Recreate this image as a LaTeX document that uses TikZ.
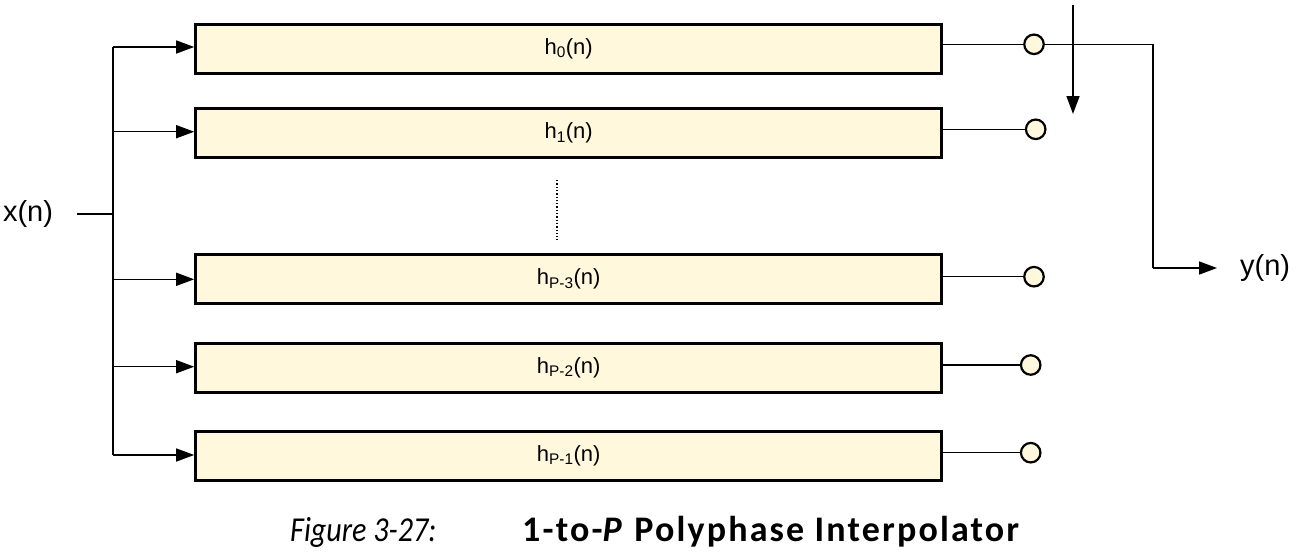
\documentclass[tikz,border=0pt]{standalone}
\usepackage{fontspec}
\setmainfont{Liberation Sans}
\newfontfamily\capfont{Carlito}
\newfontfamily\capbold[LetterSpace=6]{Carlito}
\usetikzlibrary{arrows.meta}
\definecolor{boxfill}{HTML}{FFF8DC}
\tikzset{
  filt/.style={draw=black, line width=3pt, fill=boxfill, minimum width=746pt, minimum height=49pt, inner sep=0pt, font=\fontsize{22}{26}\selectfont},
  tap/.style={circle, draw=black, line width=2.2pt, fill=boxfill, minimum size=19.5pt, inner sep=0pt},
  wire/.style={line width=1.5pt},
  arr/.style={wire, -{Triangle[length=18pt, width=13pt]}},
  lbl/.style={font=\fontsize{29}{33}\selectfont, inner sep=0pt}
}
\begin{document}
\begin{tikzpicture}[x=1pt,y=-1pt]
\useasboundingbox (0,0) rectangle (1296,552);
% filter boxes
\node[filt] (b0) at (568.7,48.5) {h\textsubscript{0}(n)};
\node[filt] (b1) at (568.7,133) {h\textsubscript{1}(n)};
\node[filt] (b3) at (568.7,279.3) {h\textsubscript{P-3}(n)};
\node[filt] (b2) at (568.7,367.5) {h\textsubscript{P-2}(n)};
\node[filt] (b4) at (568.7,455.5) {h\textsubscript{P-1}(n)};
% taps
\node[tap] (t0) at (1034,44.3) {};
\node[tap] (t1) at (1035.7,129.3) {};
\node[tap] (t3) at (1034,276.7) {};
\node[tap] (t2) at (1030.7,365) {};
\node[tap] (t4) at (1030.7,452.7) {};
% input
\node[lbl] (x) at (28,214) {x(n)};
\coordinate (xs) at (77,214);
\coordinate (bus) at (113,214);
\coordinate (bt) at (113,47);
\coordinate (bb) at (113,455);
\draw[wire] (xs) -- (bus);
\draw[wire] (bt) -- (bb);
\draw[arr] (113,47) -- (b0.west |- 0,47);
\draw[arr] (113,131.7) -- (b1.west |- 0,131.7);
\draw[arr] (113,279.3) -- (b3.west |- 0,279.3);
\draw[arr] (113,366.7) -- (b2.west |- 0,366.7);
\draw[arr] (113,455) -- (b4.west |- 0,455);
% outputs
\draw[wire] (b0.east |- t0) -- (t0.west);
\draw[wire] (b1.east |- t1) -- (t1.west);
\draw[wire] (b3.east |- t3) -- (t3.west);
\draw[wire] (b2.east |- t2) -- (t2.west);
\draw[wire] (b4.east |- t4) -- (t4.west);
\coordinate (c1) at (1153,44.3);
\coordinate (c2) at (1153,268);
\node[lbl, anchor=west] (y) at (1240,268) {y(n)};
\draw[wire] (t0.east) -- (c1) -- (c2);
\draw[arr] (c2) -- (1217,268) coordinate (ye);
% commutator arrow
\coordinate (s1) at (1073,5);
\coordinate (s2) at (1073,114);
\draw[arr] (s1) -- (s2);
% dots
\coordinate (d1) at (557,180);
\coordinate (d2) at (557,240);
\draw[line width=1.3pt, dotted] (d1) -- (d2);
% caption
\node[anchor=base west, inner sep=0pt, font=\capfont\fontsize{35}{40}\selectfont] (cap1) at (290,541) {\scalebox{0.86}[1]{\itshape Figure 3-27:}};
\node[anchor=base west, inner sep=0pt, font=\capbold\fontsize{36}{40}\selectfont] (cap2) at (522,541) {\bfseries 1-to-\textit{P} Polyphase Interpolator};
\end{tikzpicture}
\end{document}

- - - -

Print the whole listing above once more, word for word, without its pictures.

▸ **Solution for this exercise**
Recreate this image as a LaTeX document that uses TikZ.
\documentclass[tikz,border=0pt]{standalone}
\usepackage{fontspec}
\setmainfont{Liberation Sans}
\newfontfamily\capfont{Carlito}
\newfontfamily\capbold[LetterSpace=6]{Carlito}
\usetikzlibrary{arrows.meta}
\definecolor{boxfill}{HTML}{FFF8DC}
\tikzset{
  filt/.style={draw=black, line width=3pt, fill=boxfill, minimum width=746pt, minimum height=49pt, inner sep=0pt, font=\fontsize{22}{26}\selectfont},
  tap/.style={circle, draw=black, line width=2.2pt, fill=boxfill, minimum size=19.5pt, inner sep=0pt},
  wire/.style={line width=1.5pt},
  arr/.style={wire, -{Triangle[length=18pt, width=13pt]}},
  lbl/.style={font=\fontsize{29}{33}\selectfont, inner sep=0pt}
}
\begin{document}
\begin{tikzpicture}[x=1pt,y=-1pt]
\useasboundingbox (0,0) rectangle (1296,552);
% filter boxes
\node[filt] (b0) at (568.7,48.5) {h\textsubscript{0}(n)};
\node[filt] (b1) at (568.7,133) {h\textsubscript{1}(n)};
\node[filt] (b3) at (568.7,279.3) {h\textsubscript{P-3}(n)};
\node[filt] (b2) at (568.7,367.5) {h\textsubscript{P-2}(n)};
\node[filt] (b4) at (568.7,455.5) {h\textsubscript{P-1}(n)};
% taps
\node[tap] (t0) at (1034,44.3) {};
\node[tap] (t1) at (1035.7,129.3) {};
\node[tap] (t3) at (1034,276.7) {};
\node[tap] (t2) at (1030.7,365) {};
\node[tap] (t4) at (1030.7,452.7) {};
% input
\node[lbl] (x) at (28,214) {x(n)};
\coordinate (xs) at (77,214);
\coordinate (bus) at (113,214);
\coordinate (bt) at (113,47);
\coordinate (bb) at (113,455);
\draw[wire] (xs) -- (bus);
\draw[wire] (bt) -- (bb);
\draw[arr] (113,47) -- (b0.west |- 0,47);
\draw[arr] (113,131.7) -- (b1.west |- 0,131.7);
\draw[arr] (113,279.3) -- (b3.west |- 0,279.3);
\draw[arr] (113,366.7) -- (b2.west |- 0,366.7);
\draw[arr] (113,455) -- (b4.west |- 0,455);
% outputs
\draw[wire] (b0.east |- t0) -- (t0.west);
\draw[wire] (b1.east |- t1) -- (t1.west);
\draw[wire] (b3.east |- t3) -- (t3.west);
\draw[wire] (b2.east |- t2) -- (t2.west);
\draw[wire] (b4.east |- t4) -- (t4.west);
\coordinate (c1) at (1153,44.3);
\coordinate (c2) at (1153,268);
\node[lbl, anchor=west] (y) at (1240,268) {y(n)};
\draw[wire] (t0.east) -- (c1) -- (c2);
\draw[arr] (c2) -- (1217,268) coordinate (ye);
% commutator arrow
\coordinate (s1) at (1073,5);
\coordinate (s2) at (1073,114);
\draw[arr] (s1) -- (s2);
% dots
\coordinate (d1) at (557,180);
\coordinate (d2) at (557,240);
\draw[line width=1.3pt, dotted] (d1) -- (d2);
% caption
\node[anchor=base west, inner sep=0pt, font=\capfont\fontsize{35}{40}\selectfont] (cap1) at (290,541) {\scalebox{0.86}[1]{\itshape Figure 3-27:}};
\node[anchor=base west, inner sep=0pt, font=\capbold\fontsize{36}{40}\selectfont] (cap2) at (522,541) {\bfseries 1-to-\textit{P} Polyphase Interpolator};
\end{tikzpicture}
\end{document}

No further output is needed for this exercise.